1. **Understand the Goal:** We need to find all the numbers `x` that make the fraction $$(x-4)/(x-3)$$ a positive number (greater than 0).

2. **Think About Signs:** When you divide two numbers, for the answer to be positive, both numbers must either be positive, or both numbers must be negative. It's like how a positive times a positive is positive, and a negative times a negative is positive!

* **Case 1: Both the top (numerator) and bottom (denominator) are positive.**
* If `x - 4 > 0`, then `x > 4`.
* If `x - 3 > 0`, then `x > 3`.
* For *both* of these to be true, `x` has to be bigger than 4. (Because if `x` is bigger than 4, it's automatically bigger than 3). So, in this case, `x > 4`.

* **Case 2: Both the top (numerator) and bottom (denominator) are negative.**
* If `x - 4 < 0`, then `x < 4`.
* If `x - 3 < 0`, then `x < 3`.
* For *both* of these to be true, `x` has to be smaller than 3. (Because if `x` is smaller than 3, it's automatically smaller than 4). So, in this case, `x < 3`.

3. **Combine the Cases:** Our solution is when `x` is less than 3 *OR* `x` is greater than 4.

4. **Draw the Graph:** Imagine a number line.
* Since it's `> 0` (not greater than or equal to), we put "open circles" at 3 and 4 to show that these exact numbers are *not* included in the solution (because if `x=3`, the bottom would be zero, and we can't divide by zero! If `x=4`, the top would be zero, and 0 divided by anything (not zero) is 0, which is not greater than 0).
* We shade the line to the left of 3 (for `x < 3`).
* We shade the line to the right of 4 (for `x > 4`).
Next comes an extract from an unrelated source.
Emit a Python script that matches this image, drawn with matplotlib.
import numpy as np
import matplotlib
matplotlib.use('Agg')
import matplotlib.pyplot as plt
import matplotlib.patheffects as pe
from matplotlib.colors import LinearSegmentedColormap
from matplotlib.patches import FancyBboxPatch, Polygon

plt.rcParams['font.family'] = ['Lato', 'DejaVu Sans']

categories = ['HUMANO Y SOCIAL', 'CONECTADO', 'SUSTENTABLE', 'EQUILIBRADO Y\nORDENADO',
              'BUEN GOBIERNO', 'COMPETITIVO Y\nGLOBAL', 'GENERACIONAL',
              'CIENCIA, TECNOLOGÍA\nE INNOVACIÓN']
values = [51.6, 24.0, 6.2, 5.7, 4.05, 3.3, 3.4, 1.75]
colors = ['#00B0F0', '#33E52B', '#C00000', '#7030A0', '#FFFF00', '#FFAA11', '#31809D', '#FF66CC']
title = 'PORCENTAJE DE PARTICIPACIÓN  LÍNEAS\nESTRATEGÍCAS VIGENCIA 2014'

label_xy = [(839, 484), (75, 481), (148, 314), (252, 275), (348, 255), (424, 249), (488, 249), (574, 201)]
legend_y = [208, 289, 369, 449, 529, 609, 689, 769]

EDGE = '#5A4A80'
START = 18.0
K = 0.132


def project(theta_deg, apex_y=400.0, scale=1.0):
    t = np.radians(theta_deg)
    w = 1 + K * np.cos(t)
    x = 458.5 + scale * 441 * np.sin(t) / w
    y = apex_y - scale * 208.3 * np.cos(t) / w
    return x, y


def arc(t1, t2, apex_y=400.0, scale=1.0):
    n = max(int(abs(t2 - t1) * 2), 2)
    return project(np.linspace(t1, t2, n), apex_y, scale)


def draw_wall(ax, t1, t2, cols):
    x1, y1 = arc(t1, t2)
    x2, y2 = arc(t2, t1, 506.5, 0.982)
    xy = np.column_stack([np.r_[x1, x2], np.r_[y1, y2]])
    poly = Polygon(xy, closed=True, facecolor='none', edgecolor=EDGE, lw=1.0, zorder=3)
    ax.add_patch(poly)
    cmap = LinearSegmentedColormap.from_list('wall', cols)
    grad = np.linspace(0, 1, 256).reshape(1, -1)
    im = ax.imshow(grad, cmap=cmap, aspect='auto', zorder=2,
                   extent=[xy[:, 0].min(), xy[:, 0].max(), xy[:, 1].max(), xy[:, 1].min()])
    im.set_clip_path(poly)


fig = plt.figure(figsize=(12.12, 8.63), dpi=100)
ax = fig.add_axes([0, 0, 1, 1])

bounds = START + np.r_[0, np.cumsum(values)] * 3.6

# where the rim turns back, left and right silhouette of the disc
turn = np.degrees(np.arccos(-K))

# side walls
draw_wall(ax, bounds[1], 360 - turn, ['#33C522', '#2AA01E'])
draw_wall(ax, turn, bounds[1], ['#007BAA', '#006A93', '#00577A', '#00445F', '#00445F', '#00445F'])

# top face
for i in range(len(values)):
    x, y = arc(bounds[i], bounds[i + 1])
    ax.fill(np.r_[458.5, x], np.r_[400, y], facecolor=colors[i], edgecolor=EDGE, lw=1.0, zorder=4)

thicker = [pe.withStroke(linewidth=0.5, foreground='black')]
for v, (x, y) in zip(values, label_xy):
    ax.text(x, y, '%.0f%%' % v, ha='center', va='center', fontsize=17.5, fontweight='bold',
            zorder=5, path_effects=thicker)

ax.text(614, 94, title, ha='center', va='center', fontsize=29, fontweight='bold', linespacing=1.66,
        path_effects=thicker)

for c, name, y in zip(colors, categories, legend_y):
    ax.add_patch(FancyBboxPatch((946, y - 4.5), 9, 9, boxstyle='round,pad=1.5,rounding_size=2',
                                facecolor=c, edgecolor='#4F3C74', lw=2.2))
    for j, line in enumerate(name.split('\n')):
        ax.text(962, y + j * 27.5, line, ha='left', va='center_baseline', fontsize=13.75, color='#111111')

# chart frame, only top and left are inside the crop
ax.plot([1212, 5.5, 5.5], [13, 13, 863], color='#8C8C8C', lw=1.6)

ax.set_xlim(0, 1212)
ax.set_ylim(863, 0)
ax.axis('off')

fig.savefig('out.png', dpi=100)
5. **Write in Interval Notation:**
* "Less than 3" means from negative infinity up to 3, but not including 3. We write this as `(-∞, 3)`.
* "Greater than 4" means from 4 (not including 4) up to positive infinity. We write this as `(4, ∞)`.
* Since it's "OR", we use a "union" symbol `U` to join them: `(-∞, 3) U (4, ∞)`.